- What needs to be done: Restate the whole listing word for word. Pictures are left out.

- Data:
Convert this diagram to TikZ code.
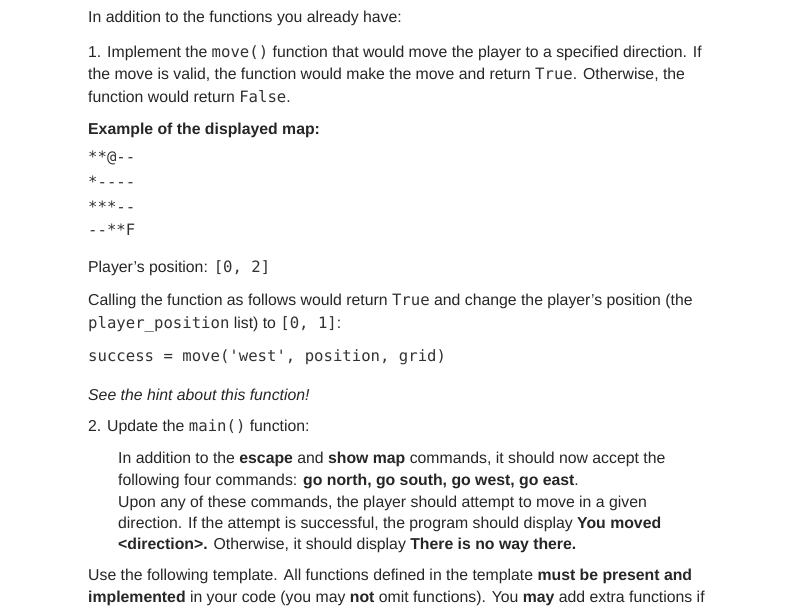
\documentclass[tikz,border=0pt]{standalone}
\usepackage{fontspec}
\setmainfont{Liberation Sans}
\setmonofont{DejaVu Sans Mono}[Scale=0.99]
\newcommand{\cd}[1]{{\ttfamily\color{black!80}#1}}
\begin{document}
\begin{tikzpicture}[x=1pt,y=-1pt,
  ln/.style={anchor=base west,inner sep=0pt,font=\fontsize{15.8}{17}\selectfont,text=black!85}]
\useasboundingbox[fill=white] (0,0) rectangle (802,610);
\node[ln] (a1) at (88,23) {In addition to the functions you already have:};
\node[ln] (a2) at (88,57) {1. Implement the \cd{move()} function that would move the player to a specified direction. If};
\node[ln] (a3) at (88,79) {the move is valid, the function would make the move and return \cd{True}. Otherwise, the};
\node[ln] (a4) at (88,102) {function would return \cd{False}.};
\node[ln] (a5) at (88,134) {\textbf{Example of the displayed map:}};
\node[ln] (m1) at (88,162) {\cd{**@--}};
\node[ln] (m2) at (88,187) {\cd{*----}};
\node[ln] (m3) at (88,212) {\cd{***--}};
\node[ln] (m4) at (88,235) {\cd{--**F}};
\node[ln] (p1) at (88,272) {Player’s position: \cd{[0, 2]}};
\node[ln] (c1) at (88,305) {Calling the function as follows would return \cd{True} and change the player’s position (the};
\node[ln] (c2) at (88,328) {\cd{player\_position} list) to \cd{[0, 1]}:};
\node[ln] (s1) at (88,361) {\cd{success = move('west', position, grid)}};
\node[ln] (h1) at (88,400) {\itshape See the hint about this function!};
\node[ln] (u1) at (88,431) {2. Update the \cd{main()} function:};
\node[ln] (i1) at (118,463) {In addition to the \textbf{escape} and \textbf{show map} commands, it should now accept the};
\node[ln] (i2) at (118,485) {following four commands: \textbf{go north, go south, go west, go east}.};
\node[ln] (i3) at (118,507) {Upon any of these commands, the player should attempt to move in a given};
\node[ln] (i4) at (118,528) {direction. If the attempt is successful, the program should display \textbf{You moved}};
\node[ln] (i5) at (118,549) {\textbf{<direction>.} Otherwise, it should display \textbf{There is no way there.}};
\node[ln] (t1) at (88,580) {Use the following template. All functions defined in the template \textbf{must be present and}};
\node[ln] (t2) at (88,602) {\textbf{implemented} in your code (you may \textbf{not} omit functions). You \textbf{may} add extra functions if};
\end{tikzpicture}
\end{document}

- Output for this exercise:
Convert this diagram to TikZ code.
\documentclass[tikz,border=0pt]{standalone}
\usepackage{fontspec}
\setmainfont{Liberation Sans}
\setmonofont{DejaVu Sans Mono}[Scale=0.99]
\newcommand{\cd}[1]{{\ttfamily\color{black!80}#1}}
\begin{document}
\begin{tikzpicture}[x=1pt,y=-1pt,
  ln/.style={anchor=base west,inner sep=0pt,font=\fontsize{15.8}{17}\selectfont,text=black!85}]
\useasboundingbox[fill=white] (0,0) rectangle (802,610);
\node[ln] (a1) at (88,23) {In addition to the functions you already have:};
\node[ln] (a2) at (88,57) {1. Implement the \cd{move()} function that would move the player to a specified direction. If};
\node[ln] (a3) at (88,79) {the move is valid, the function would make the move and return \cd{True}. Otherwise, the};
\node[ln] (a4) at (88,102) {function would return \cd{False}.};
\node[ln] (a5) at (88,134) {\textbf{Example of the displayed map:}};
\node[ln] (m1) at (88,162) {\cd{**@--}};
\node[ln] (m2) at (88,187) {\cd{*----}};
\node[ln] (m3) at (88,212) {\cd{***--}};
\node[ln] (m4) at (88,235) {\cd{--**F}};
\node[ln] (p1) at (88,272) {Player’s position: \cd{[0, 2]}};
\node[ln] (c1) at (88,305) {Calling the function as follows would return \cd{True} and change the player’s position (the};
\node[ln] (c2) at (88,328) {\cd{player\_position} list) to \cd{[0, 1]}:};
\node[ln] (s1) at (88,361) {\cd{success = move('west', position, grid)}};
\node[ln] (h1) at (88,400) {\itshape See the hint about this function!};
\node[ln] (u1) at (88,431) {2. Update the \cd{main()} function:};
\node[ln] (i1) at (118,463) {In addition to the \textbf{escape} and \textbf{show map} commands, it should now accept the};
\node[ln] (i2) at (118,485) {following four commands: \textbf{go north, go south, go west, go east}.};
\node[ln] (i3) at (118,507) {Upon any of these commands, the player should attempt to move in a given};
\node[ln] (i4) at (118,528) {direction. If the attempt is successful, the program should display \textbf{You moved}};
\node[ln] (i5) at (118,549) {\textbf{<direction>.} Otherwise, it should display \textbf{There is no way there.}};
\node[ln] (t1) at (88,580) {Use the following template. All functions defined in the template \textbf{must be present and}};
\node[ln] (t2) at (88,602) {\textbf{implemented} in your code (you may \textbf{not} omit functions). You \textbf{may} add extra functions if};
\end{tikzpicture}
\end{document}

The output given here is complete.